▶ [THE REQUEST] Give the material once more, word for word, without any images.

======== GIVEN MATERIAL

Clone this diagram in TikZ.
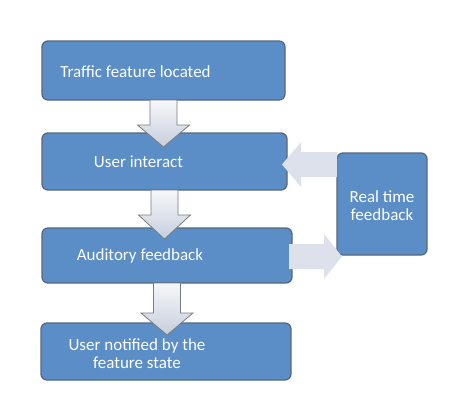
\documentclass[tikz,border=0pt]{standalone}
\usepackage{fontspec}
\setmainfont{Carlito}
\usepackage{xcolor}
\usepackage{tikz}
\usetikzlibrary{calc}
\usetikzlibrary{positioning}

\definecolor{boxblue}{RGB}{91,142,198}
\definecolor{boxline}{RGB}{88,104,122}
\definecolor{arrowtop}{RGB}{246,247,250}
\definecolor{arrowbot}{RGB}{198,206,220}
\definecolor{arrowline}{RGB}{120,124,130}
\definecolor{sidefill}{RGB}{221,225,236}

% block arrow: [style]{tail}{tip}{half shaft}{half head}{head length}
\newcommand{\blockarrow}[6][]{
	\coordinate (hb) at ($(#3)!#6!(#2)$);
	\path[#1] ($(#2)!#4!90:(#3)$) -- ($(hb)!#4!90:(#3)$) -- ($(hb)!#5!90:(#3)$) -- (#3)
		-- ($(hb)!#5!-90:(#3)$) -- ($(hb)!#4!-90:(#3)$) -- ($(#2)!#4!-90:(#3)$) -- cycle;
}

\begin{document}
\begin{tikzpicture}[font=\fontsize{17}{18}\selectfont]
	\tikzstyle{box}=[draw=boxline, line width=1.3pt, fill=boxblue, rounded corners=6pt, outer sep=0pt, minimum width=246pt, minimum height=57pt]
	\tikzstyle{downarr}=[draw=arrowline, line width=0.8pt, top color=arrowtop, bottom color=arrowbot]
	\tikzstyle{sidearr}=[fill=sidefill]
	\tikzstyle{txt}=[text=white, align=center]

	\useasboundingbox (0,0) rectangle (474pt,-415pt);

	% boxes
	\node[box, minimum width=243pt, minimum height=59pt] (traffic) at (163.5pt,-70.5pt) {};
	\node[box, minimum width=245pt, below right=33pt and 0pt of traffic.south west] (interact) {};
	\node[box, minimum width=250pt, minimum height=55pt, below right=38pt and 0pt of interact.south west] (auditory) {};
	\node[box, minimum width=250pt, below right=40pt and -1pt of auditory.south west] (notified) {};
	\node[box, minimum width=90pt, minimum height=102pt, below right=20pt and 50pt of interact.north east] (realtime) {};

	% texts
	\node[txt] (traffic-t) at ($(traffic.center)+(-28pt,-1pt)$) {Traffic feature located};
	\node[txt] (interact-t) at ($(interact.center)+(-26pt,0)$) {User interact};
	\node[txt] (auditory-t) at ($(auditory.center)+(-27pt,0)$) {Auditory feedback};
	\node[txt] (notified-t) at ($(notified.center)+(-29pt,-2pt)$) {User notified by the\\feature state};
	\node[txt] (realtime-t) at ($(realtime.center)+(0,-2pt)$) {Real time\\feedback};

	% arrows
	\coordinate (tip1) at ($(traffic.south |- interact.north)+(0,-14pt)$);
	\coordinate (tip2) at ($(interact.south |- auditory.north)+(0,-11pt)$);
	\coordinate (tip3) at ($(auditory.south |- notified.north)+(0,-12pt)$);
	\blockarrow[downarr]{traffic.south}{tip1}{13.5pt}{26pt}{22pt}
	\blockarrow[downarr]{interact.south}{tip2}{13.5pt}{26pt}{24pt}
	\blockarrow[downarr]{auditory.south}{tip3}{13.5pt}{26pt}{22pt}

	\coordinate (back) at ($(realtime.west |- interact.east)+(0,-3pt)$);
	\coordinate (backtip) at ($(interact.east)+(-5pt,-3pt)$);
	\coordinate (fwd) at ($(auditory.east)+(-3pt,-1pt)$);
	\coordinate (fwdtip) at ($(realtime.west |- auditory.east)+(5pt,-1pt)$);
	\blockarrow[sidearr]{back}{backtip}{12.5pt}{22.5pt}{19pt}
	\blockarrow[sidearr]{fwd}{fwdtip}{12.5pt}{22.5pt}{18pt}
\end{tikzpicture}
\end{document}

================

▶ [TASK SOLUTION]
Clone this diagram in TikZ.
\documentclass[tikz,border=0pt]{standalone}
\usepackage{fontspec}
\setmainfont{Carlito}
\usepackage{xcolor}
\usepackage{tikz}
\usetikzlibrary{calc}
\usetikzlibrary{positioning}

\definecolor{boxblue}{RGB}{91,142,198}
\definecolor{boxline}{RGB}{88,104,122}
\definecolor{arrowtop}{RGB}{246,247,250}
\definecolor{arrowbot}{RGB}{198,206,220}
\definecolor{arrowline}{RGB}{120,124,130}
\definecolor{sidefill}{RGB}{221,225,236}

% block arrow: [style]{tail}{tip}{half shaft}{half head}{head length}
\newcommand{\blockarrow}[6][]{
	\coordinate (hb) at ($(#3)!#6!(#2)$);
	\path[#1] ($(#2)!#4!90:(#3)$) -- ($(hb)!#4!90:(#3)$) -- ($(hb)!#5!90:(#3)$) -- (#3)
		-- ($(hb)!#5!-90:(#3)$) -- ($(hb)!#4!-90:(#3)$) -- ($(#2)!#4!-90:(#3)$) -- cycle;
}

\begin{document}
\begin{tikzpicture}[font=\fontsize{17}{18}\selectfont]
	\tikzstyle{box}=[draw=boxline, line width=1.3pt, fill=boxblue, rounded corners=6pt, outer sep=0pt, minimum width=246pt, minimum height=57pt]
	\tikzstyle{downarr}=[draw=arrowline, line width=0.8pt, top color=arrowtop, bottom color=arrowbot]
	\tikzstyle{sidearr}=[fill=sidefill]
	\tikzstyle{txt}=[text=white, align=center]

	\useasboundingbox (0,0) rectangle (474pt,-415pt);

	% boxes
	\node[box, minimum width=243pt, minimum height=59pt] (traffic) at (163.5pt,-70.5pt) {};
	\node[box, minimum width=245pt, below right=33pt and 0pt of traffic.south west] (interact) {};
	\node[box, minimum width=250pt, minimum height=55pt, below right=38pt and 0pt of interact.south west] (auditory) {};
	\node[box, minimum width=250pt, below right=40pt and -1pt of auditory.south west] (notified) {};
	\node[box, minimum width=90pt, minimum height=102pt, below right=20pt and 50pt of interact.north east] (realtime) {};

	% texts
	\node[txt] (traffic-t) at ($(traffic.center)+(-28pt,-1pt)$) {Traffic feature located};
	\node[txt] (interact-t) at ($(interact.center)+(-26pt,0)$) {User interact};
	\node[txt] (auditory-t) at ($(auditory.center)+(-27pt,0)$) {Auditory feedback};
	\node[txt] (notified-t) at ($(notified.center)+(-29pt,-2pt)$) {User notified by the\\feature state};
	\node[txt] (realtime-t) at ($(realtime.center)+(0,-2pt)$) {Real time\\feedback};

	% arrows
	\coordinate (tip1) at ($(traffic.south |- interact.north)+(0,-14pt)$);
	\coordinate (tip2) at ($(interact.south |- auditory.north)+(0,-11pt)$);
	\coordinate (tip3) at ($(auditory.south |- notified.north)+(0,-12pt)$);
	\blockarrow[downarr]{traffic.south}{tip1}{13.5pt}{26pt}{22pt}
	\blockarrow[downarr]{interact.south}{tip2}{13.5pt}{26pt}{24pt}
	\blockarrow[downarr]{auditory.south}{tip3}{13.5pt}{26pt}{22pt}

	\coordinate (back) at ($(realtime.west |- interact.east)+(0,-3pt)$);
	\coordinate (backtip) at ($(interact.east)+(-5pt,-3pt)$);
	\coordinate (fwd) at ($(auditory.east)+(-3pt,-1pt)$);
	\coordinate (fwdtip) at ($(realtime.west |- auditory.east)+(5pt,-1pt)$);
	\blockarrow[sidearr]{back}{backtip}{12.5pt}{22.5pt}{19pt}
	\blockarrow[sidearr]{fwd}{fwdtip}{12.5pt}{22.5pt}{18pt}
\end{tikzpicture}
\end{document}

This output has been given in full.